5 reasons why Spain’s Socialists refuse to back Rajoy

Pedro Sanchez has repeatedly said he won't support Rajoy

Pedro Sanchez has repeatedly said he won’t support Rajoy

Spain’s Socialists have steadfastly refused to back acting Prime Minister Mariano Rajoy’s bid for a second term following two inconclusive elections, setting the stage for a third election within a year.

Here are five reasons behind their resistance:

1. ‘To avoid being ‘Rajoy’s accomplice’

Allowing Rajoy’s conservative Popular Party (PP) to stay in power could alienate leftwing voters who oppose austerity measures introduced by the party and are angry over corruption.

Narciso Michavila, who heads GAD3 polling firm, said the Socialists “would suffer the same fate” as Greece’s once-powerful centre-left Pasok party if it backs Rajoy.

Support for Pasok plunged after it in 2012 joined a coalition led by the centre-right New Democracy party.

“Whoever appears to be Rajoy’s accomplice will be dead, politically,” an advisor to Socialist leader Pedro Sanchez told AFP.

“Essentially what Rajoy is asking is that we approve his investiture, his budget, everything” so he can govern as he did when the party had an absolute majority in parliament between 2011 and 2015, he added.

2. Regain credibility

The Socialists lost power to Rajoy in 2011 at the height of Spain’s financial crisis as voters punished its embrace of austerity, and since then, they have also seen their support dwindling following the rise of new far-left party Podemos.

“Many people do not vote for us, not because they don’t like what we say, but because they do not believe that we will do it,” the Sanchez advisor said.

Internal party polls show Socialist voters and sympathisers appreciate the fact that when the party says ‘no’ to Rajoy and ‘no’ to the PP, it sticks to its guns and doesn’t back down, he said.

“If we give up this position (and agree to support Rajoy), we leave the field open to Podemos.”

3. Not be the only defeated candidate

“In Pedro Sanchez’s mind, it is very important to be able to say: ‘I am not the only one to have lost a parliamentary vote of confidence’,” explained a member of the Socialist leader’s entourage.

After the December elections, Sanchez tried to form a government, but he only won the support of the centrist Ciudadanos, becoming the first candidate not to win the backing of parliament.

His defeat triggered a fresh election in June.

4. Return to bipartisanship

The Socialists believe support for Podemos and Ciudadanos, two new parties which have shaken up Spanish politics in recent years, will soften if there is a third election and voters will return to the country’s two traditional parties — the PP and the Socialists.
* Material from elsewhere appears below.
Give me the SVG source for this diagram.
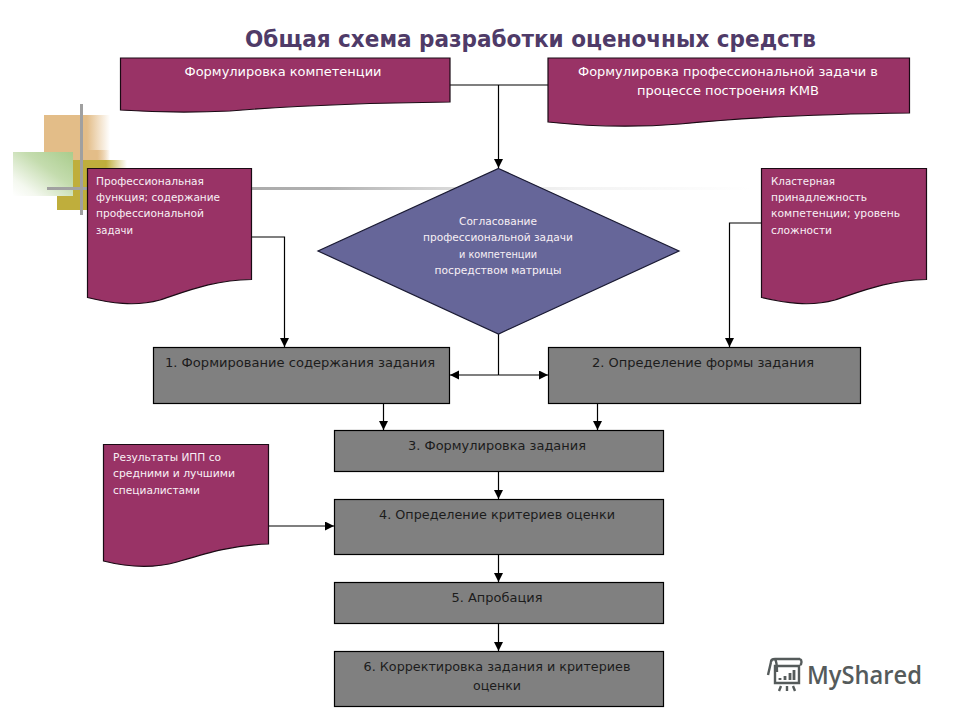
<svg xmlns="http://www.w3.org/2000/svg" width="960" height="720" viewBox="0 0 960 720">
<style>
text{font-family:"DejaVu Sans","Noto Sans",sans-serif}
.doc{fill:#993366;stroke:#1a0a14;stroke-width:1.2}
.box{fill:#808080;stroke:#000;stroke-width:1.2}
.w{fill:#fff;font-size:11.5px}
.ws{fill:#f8f0f5;font-size:10.2px}
.d{fill:#1c1c1c;font-size:12.2px}
.c{fill:none;stroke:#000;stroke-width:1.2}
.m{text-anchor:middle}
</style>
<defs>
<marker id="a" markerUnits="userSpaceOnUse" markerWidth="10" markerHeight="10" refX="9" refY="4.5" orient="auto"><path d="M0 0L9 4.500L0 9z" fill="#000"/></marker>
<linearGradient id="tan" x1="0" x2="1" y1="0" y2="0"><stop offset="0" stop-color="#e3bd88"/><stop offset=".65" stop-color="#e3bd88"/><stop offset="1" stop-color="#e3bd88" stop-opacity="0"/></linearGradient>
<linearGradient id="ol" x1="0" x2="1" y1="0" y2="0"><stop offset="0" stop-color="#bfae3c"/><stop offset=".7" stop-color="#bfae3c"/><stop offset="1" stop-color="#bfae3c" stop-opacity="0"/></linearGradient>
<linearGradient id="gr" x1="1" x2="0" y1="0" y2="1"><stop offset="0" stop-color="#a9cc8c"/><stop offset=".4" stop-color="#c4dcae"/><stop offset=".8" stop-color="#f4f8ef"/><stop offset="1" stop-color="#fff"/></linearGradient>
<linearGradient id="ln" x1="0" x2="1" y1="0" y2="0"><stop offset="0" stop-color="#a0a0a0"/><stop offset=".4" stop-color="#b0b0b0"/><stop offset=".75" stop-color="#e0e0e0" stop-opacity=".4"/><stop offset="1" stop-color="#e0e0e0" stop-opacity="0"/></linearGradient>
</defs>
<rect width="960" height="720" fill="#fff"/>
<g id="decor">
<rect x="44" y="115" width="66" height="45" fill="url(#tan)"/>
<rect x="73" y="150" width="37" height="12" fill="url(#tan)"/>
<rect x="57" y="160" width="70" height="50" fill="url(#ol)"/>
<rect x="13" y="152" width="60" height="44" fill="url(#gr)"/>
<rect x="47" y="187" width="703" height="3" fill="url(#ln)"/>
<rect x="80" y="104" width="3" height="111" fill="#a0a0a0"/>
</g>
<text x="245" y="47" font-size="23" font-weight="700" fill="#4f3b68" textLength="571" lengthAdjust="spacingAndGlyphs">Общая схема разработки оценочных средств</text>
<g id="connectors">
<path class="c" d="M450 85H548"/>
<path class="c" d="M498.500 85V168" marker-end="url(#a)"/>
<path class="c" d="M252 237H284.500V347" marker-end="url(#a)"/>
<path class="c" d="M761 223H729.500V347" marker-end="url(#a)"/>
<path class="c" d="M498.500 334V375"/>
<path class="c" d="M498.500 375H450" marker-end="url(#a)"/>
<path class="c" d="M498.500 375H548" marker-end="url(#a)"/>
<path class="c" d="M383.500 403V430" marker-end="url(#a)"/>
<path class="c" d="M597.500 403V430" marker-end="url(#a)"/>
<path class="c" d="M498.500 472V499" marker-end="url(#a)"/>
<path class="c" d="M269 526H334" marker-end="url(#a)"/>
<path class="c" d="M498.500 554V582" marker-end="url(#a)"/>
<path class="c" d="M498.500 623V651" marker-end="url(#a)"/>
</g>
<g id="n-competence">
<path class="doc" d="M120.500 58H450V102C360 103 290 106 230 111C190 113 150 112 120.500 110Z"/>
<text class="w m" x="283" y="76" textLength="197" lengthAdjust="spacingAndGlyphs">Формулировка компетенции</text>
</g>
<g id="n-task">
<path class="doc" d="M548 58H909.500V113C820 114 740 118 680 124C630 128 585 126 548 122Z"/>
<text class="w m" x="728" y="76" textLength="300" lengthAdjust="spacingAndGlyphs">Формулировка профессиональной задачи в</text>
<text class="w m" x="728" y="95" textLength="182" lengthAdjust="spacingAndGlyphs">процессе построения КМВ</text>
</g>
<g id="n-function">
<path class="doc" d="M87.500 168.500H251.500V279.500C215 280 190 290 160 300C135 307 110 303 87.500 297.500Z"/>
<text class="ws" x="96" y="185" textLength="108" lengthAdjust="spacingAndGlyphs">Профессиональная</text>
<text class="ws" x="96" y="201" textLength="124" lengthAdjust="spacingAndGlyphs">функция; содержание</text>
<text class="ws" x="96" y="217" textLength="108" lengthAdjust="spacingAndGlyphs">профессиональной</text>
<text class="ws" x="96" y="234" textLength="37" lengthAdjust="spacingAndGlyphs">задачи</text>
</g>
<g id="n-cluster">
<path class="doc" d="M761.500 168.500H926.500V279.500C890 280 865 290 835 300C810 307 785 303 761.500 297.500Z"/>
<text class="ws" x="771" y="185" textLength="64" lengthAdjust="spacingAndGlyphs">Кластерная</text>
<text class="ws" x="771" y="201" textLength="96" lengthAdjust="spacingAndGlyphs">принадлежность</text>
<text class="ws" x="771" y="217" textLength="129" lengthAdjust="spacingAndGlyphs">компетенции; уровень</text>
<text class="ws" x="771" y="234" textLength="61" lengthAdjust="spacingAndGlyphs">сложности</text>
</g>
<g id="n-match">
<path d="M498.500 168.500L679 251L498.500 334L318 251Z" fill="#666699" stroke="#1a1a33" stroke-width="1.2"/>
<text class="ws m" x="498" y="225" textLength="78" lengthAdjust="spacingAndGlyphs">Согласование</text>
<text class="ws m" x="498" y="241" textLength="150" lengthAdjust="spacingAndGlyphs">профессиональной задачи</text>
<text class="ws m" x="498" y="258" textLength="78" lengthAdjust="spacingAndGlyphs">и компетенции</text>
<text class="ws m" x="498" y="274" textLength="127" lengthAdjust="spacingAndGlyphs">посредством матрицы</text>
</g>
<g id="n-1">
<rect class="box" x="153.500" y="347.500" width="296" height="56"/>
<text class="d m" x="300" y="367" textLength="270" lengthAdjust="spacingAndGlyphs">1. Формирование содержания задания</text>
</g>
<g id="n-2">
<rect class="box" x="548.500" y="347.500" width="312" height="56"/>
<text class="d m" x="703" y="367" textLength="222" lengthAdjust="spacingAndGlyphs">2. Определение формы задания</text>
</g>
<g id="n-3">
<rect class="box" x="334.500" y="430.500" width="329" height="41"/>
<text class="d m" x="497" y="450" textLength="178" lengthAdjust="spacingAndGlyphs">3. Формулировка задания</text>
</g>
<g id="n-ipp">
<path class="doc" d="M103.500 444.500H268.500V544C232 545 207 553 177 562C152 569 127 567 103.500 561Z"/>
<text class="ws" x="113" y="461" textLength="108" lengthAdjust="spacingAndGlyphs">Результаты ИПП со</text>
<text class="ws" x="113" y="477" textLength="122" lengthAdjust="spacingAndGlyphs">средними и лучшими</text>
<text class="ws" x="113" y="494" textLength="87" lengthAdjust="spacingAndGlyphs">специалистами</text>
</g>
<g id="n-4">
<rect class="box" x="334.500" y="499.500" width="329" height="55"/>
<text class="d m" x="497" y="519" textLength="236" lengthAdjust="spacingAndGlyphs">4. Определение критериев оценки</text>
</g>
<g id="n-5">
<rect class="box" x="334.500" y="582.500" width="329" height="41"/>
<text class="d m" x="497" y="602" textLength="91" lengthAdjust="spacingAndGlyphs">5. Апробация</text>
</g>
<g id="n-6">
<rect class="box" x="334.500" y="651.500" width="329" height="55"/>
<text class="d m" x="497" y="671" textLength="267" lengthAdjust="spacingAndGlyphs">6. Корректировка задания и критериев</text>
<text class="d m" x="497" y="690" textLength="48" lengthAdjust="spacingAndGlyphs">оценки</text>
</g>
<g id="logo" fill="none" stroke="#555b5b" stroke-width="2.400">
<path d="M771 662C771 660 773 659 775 659H800M775 659C777 662 777 668 777 672M768 675L771 662"/>
<path d="M775 666H799V683H775Z"/>
<path d="M800 659C802 660 802 664 800 665"/>
<path d="M781 686L779 691M787 686V691M793 686L795 691"/>
<path d="M780 680V678M785 680V676M790 680V673M794 680V670" stroke-width="2.800"/>
<text x="807" y="684" font-size="25" font-weight="600" stroke="none" fill="#555b5b" style="font-family:'Open Sans','Noto Sans',sans-serif" textLength="115" lengthAdjust="spacingAndGlyphs">MyShared</text>
</g>
</svg>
“Sanchez has lost his fear of new elections,” the advisor said.

“People will tell themselves: the new politics is nice but it led to an impasse.”

If there is a third election, although the PP may win more seats, the Socialists expect to win “at least 110 seats” — up from the 85 they took in June in what was their worst-ever showing.

5. To consolidate grip on party

Two years ago, Sanchez became the first leader of the Socialists to be directly elected by members, but he has since faced opposition from powerful regional party leaders.

If the Socialists boost their showing in a third election, Sanchez will arrive at the next party congress with his position at the helm reinforced.

“He has never been as relaxed as now. No one dares to ask publicly that he back Rajoy,” Sanchez’s advisor said.